Malicious actors face a difficult task in online illicit markets. How can they convince others that they are offering a high quality service (ex. selling stolen credit card numbers) without exposing themselves to arrest or providing their victims (ex. financial institutions) with enough information to prevent further victimization? This blog post investigates how malicious actors build trust. It also provides an example of a trick they use that can actually backfire on them.
Credibility Through Bold Claims and Trust Ratings
Malicious actors know that talk is cheap online. Many of them still take the time to make bold claims about their products and services. Some of these claims are very basic as seen in the Figure below. Others claim for example to have exploits that have been working for years and have been successful in victimizing tens of thousands of individuals.
Others rely on underworld authorities to build their credibility. As shown in the Figure above, the administrators of online illicit markets tag malicious actors with trust ratings. These badges increase the credibility of malicious actors. Past customers also provide the underworld with their own input through the automated feedback systems. The actor in the Figure above appears to be a credible actor based on the 98 past customers that have posted feedback.

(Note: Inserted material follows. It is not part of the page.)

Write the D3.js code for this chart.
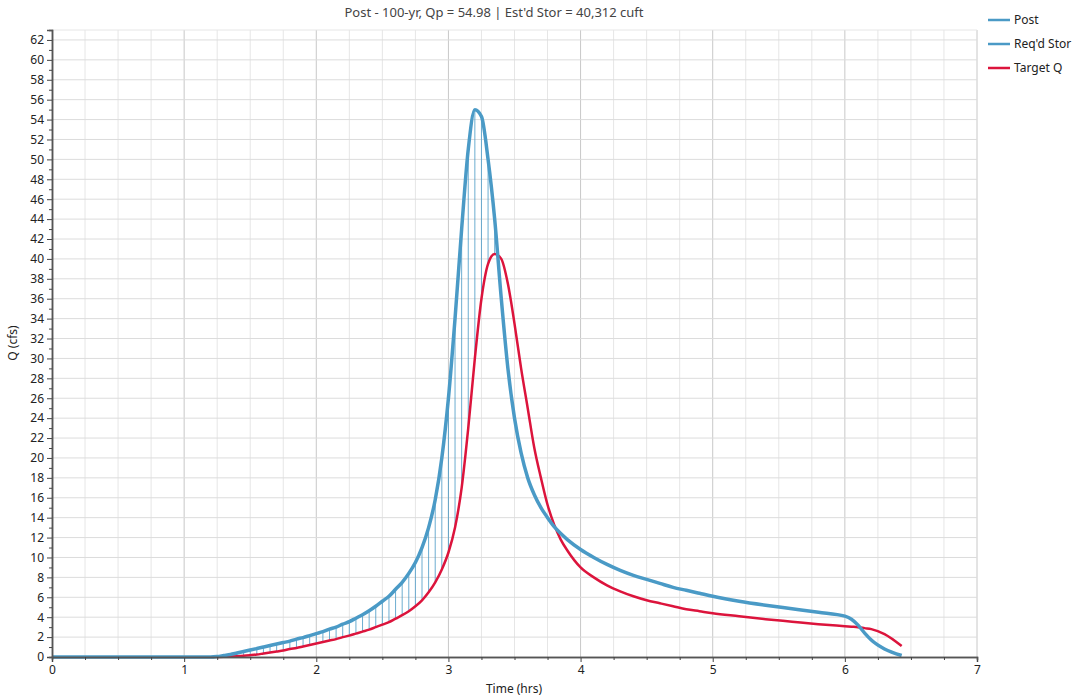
<!DOCTYPE html><html><head><meta charset="utf-8"><script src="https://cdn.jsdelivr.net/npm/d3@7"></script>
<style>body{margin:0;background:#fff}text{font-family:"Noto Sans","Open Sans",sans-serif}</style></head><body><svg id="c" width="1077" height="698"></svg>
<script>
const times=[0,1.2,1.25,1.3,1.35,1.4,1.45,1.5,1.55,1.6,1.65,1.7,1.75,1.8,1.85,1.9,1.95,2.0,2.05,2.1,2.15,2.2,2.25,2.3,2.35,2.4,2.45,2.5,2.55,2.6,2.65,2.7,2.75,2.8,2.85,2.9,2.95,3.0,3.05,3.1,3.15,3.2,3.25,3.3,3.35,3.4,3.45,3.5,3.55,3.6,3.65,3.7,3.75,3.8,3.85,3.9,4.0,4.1,4.2,4.3,4.4,4.5,4.6,4.7,4.8,4.9,5.0,5.2,5.4,5.6,5.8,6.0,6.05,6.1,6.15,6.2,6.3,6.43];
const post=[0,0,0.05,0.15,0.25,0.4,0.55,0.7,0.85,1.0,1.15,1.3,1.45,1.6,1.8,1.95,2.15,2.35,2.55,2.8,3.0,3.3,3.55,3.9,4.25,4.65,5.1,5.6,6.1,6.8,7.5,8.4,9.5,11,13,15.8,20,26,34,43,51,54.98,54.3,50,44,36,29,24,20.5,18,16.3,15,14,13.1,12.4,11.8,10.8,10,9.3,8.7,8.2,7.8,7.4,7.0,6.7,6.4,6.1,5.6,5.2,4.85,4.5,4.1,3.8,3.2,2.4,1.7,0.8,0.15];
const target=[null,null,0,0.02,0.05,0.08,0.12,0.18,0.25,0.35,0.45,0.55,0.65,0.8,0.9,1.05,1.2,1.35,1.5,1.65,1.8,2.0,2.15,2.35,2.55,2.75,3.0,3.25,3.5,3.85,4.2,4.6,5.1,5.7,6.5,7.5,8.8,10.5,13,17,23,30,36,39.5,40.5,40,37.5,33.5,29,25,21,18,15.3,13.3,11.8,10.7,9.0,8.0,7.2,6.6,6.1,5.7,5.4,5.1,4.8,4.6,4.4,4.1,3.8,3.55,3.3,3.1,3.05,3.0,2.9,2.8,2.3,1.1];
const xTicks=[0,1,2,3,4,5,6,7];
const yTicks=d3.range(0,63,2);
const title="Post - 100-yr, Qp = 54.98 | Est'd Stor = 40,312 cuft";
const series=[{name:"Post",color:"#4a9ac6"},{name:"Req'd Stor",color:"#4a9ac6"},{name:"Target Q",color:"#dc143c"}];

const svg=d3.select("#c");
const L=52,R=977,T=30,B=657;
const x=d3.scaleLinear().domain([0,7]).range([L,R]);
const y=d3.scaleLinear().domain([0,63.0]).range([B,T]);
const g=svg.append("g");
// minor grid
g.selectAll(".vx").data(d3.range(0.25,7.01,0.25)).join("line").attr("x1",d=>x(d)).attr("x2",d=>x(d)).attr("y1",T).attr("y2",B)
 .attr("stroke",d=>Math.abs(d-Math.round(d))<1e-6?"#c8c8c8":"#e6e6e6").attr("stroke-width",1);
g.selectAll(".hy").data(yTicks.slice(1)).join("line").attr("x1",L).attr("x2",R).attr("y1",d=>y(d)).attr("y2",d=>y(d)).attr("stroke","#dcdcdc");
g.append("line").attr("x1",L).attr("x2",R).attr("y1",T).attr("y2",T).attr("stroke","#e6e6e6");
// hatch
const idx=d3.range(times.length).filter(i=>target[i]!=null&&post[i]>target[i]&&times[i]<3.76);
g.selectAll(".h").data(idx).join("line").attr("x1",i=>x(times[i])).attr("x2",i=>x(times[i])).attr("y1",i=>y(post[i])).attr("y2",i=>y(target[i])).attr("stroke","#4a9ac6").attr("stroke-width",1).attr("opacity",0.8);
const pd=times.map((t,i)=>[t,post[i]]);
const td=times.map((t,i)=>[t,target[i]]).filter(d=>d[1]!=null);
const line=d3.line().x(d=>x(d[0])).y(d=>y(d[1])).curve(d3.curveMonotoneX);
g.append("path").attr("d",line(td)).attr("fill","none").attr("stroke","#dc143c").attr("stroke-width",2.5);
g.append("path").attr("d",line(pd)).attr("fill","none").attr("stroke","#4a9ac6").attr("stroke-width",3.5);
// axes
const xa=svg.append("g").attr("transform",`translate(0,${B})`).call(d3.axisBottom(x).tickValues(xTicks).tickFormat(d3.format("d")).tickSize(5));
svg.append("g").attr("transform",`translate(0,${B})`).call(d3.axisBottom(x).tickValues(d3.range(0.25,7,0.25).filter(d=>d%1)).tickFormat("").tickSize(3));
const ya=svg.append("g").attr("transform",`translate(${L},0)`).call(d3.axisLeft(y).tickValues(yTicks).tickFormat(d3.format("d")).tickSize(5));
svg.append("g").attr("transform",`translate(${L},0)`).call(d3.axisLeft(y).tickValues(d3.range(1,63,2)).tickFormat("").tickSize(3));
svg.selectAll(".domain").attr("stroke","#555").attr("stroke-width",1.5);
svg.selectAll(".tick line").attr("stroke","#444");
svg.selectAll(".tick text").attr("font-size",12).attr("fill","#222");
svg.append("text").attr("x",514).attr("y",693).attr("text-anchor","middle").attr("font-size",12).attr("fill","#222").text("Time (hrs)");
svg.append("text").attr("transform","translate(17,343) rotate(-90)").attr("text-anchor","middle").attr("font-size",12).attr("fill","#222").text("Q (cfs)");
svg.append("text").attr("x",494).attr("y",17).attr("text-anchor","middle").attr("font-size",13).attr("fill","#444").text(title);
const lg=svg.append("g").selectAll("g").data(series).join("g").attr("transform",(d,i)=>`translate(988,${20+i*24})`);
lg.append("line").attr("x1",0).attr("x2",22).attr("stroke",d=>d.color).attr("stroke-width",2.5);
lg.append("text").attr("x",26).attr("y",4).attr("font-size",12).attr("fill","#222").text(d=>d.name);
</script></body></html>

Credibility Through Customers’ Experiences
Building credibility through claims and trust ratings is the most basic and safest activity an actor can do to attract buyers. Some malicious actors go one step further and publicly share their chats with their past customers as evidence of their good service.
In the Figure above, a customer says that he first tried 2 stolen cards in a store but decided against it because of the store’s security. He later tried the cards at another store and got over US$1,100. He can be seen in the last message praising the vendor Herkules.
While not much can be gathered from the first chat session, the second displays a message where a malicious actor publishes their bitcoin wallet. The message also publishes a confirmation that a buyer actually purchased a service from them. Our investigations show that malicious actors regularly publish such bitcoin wallets, but that they would do better not to be so open with their information.
Tracking Bitcoin Wallets
Although seemingly of little importance, this bitcoin address can give out a lot of information. All bitcoin transactions are public and published in the bitcoin blockchain. We identified 15 bitcoin wallets tied to carders over the last two weeks and explored the blockchain to understand how these wallets were used. We found out that these tools, that are supposed to build trust, actually question the very trustworthiness of these offenders:
- 3 bitcoin wallets that were supposed to have received a payment never received a payment. The malicious actors therefore faked a conversation with a buyer to gain credibility.
- 8 bitcoin wallets had an incoming transaction, but that transaction dated back to February of 2019 or, in the worst case, to June 2015. It looks as though the malicious actors either showed an old conversation or faked their conversation and put in a (random?) bitcoin wallet.
- 4 bitcoin wallets did receive a payment in the previous weeks but the total amount received to each of these addresses is under US$250.
What it all means
This short analysis is a reminder of the true nature of malicious actors. These actors cheat and lie to gain access to stolen personal and financial information. They also do the same to each other to make sales.
The cheating nature of malicious actors may lead analysts to overestimate the true importance of some actors who make the boldest claims. The key to better intelligence is to validate the intelligence gathered using a multitude of sources. Our combined Firework and BitCluster tools allow for the tagging of bitcoin wallets as well as the characterization of malicious actors based on their revenues, for example.
In this case, our tools suggests that the actors trying the hardest to convince their peers that they have satisfied customers may actually be those that have the fewest.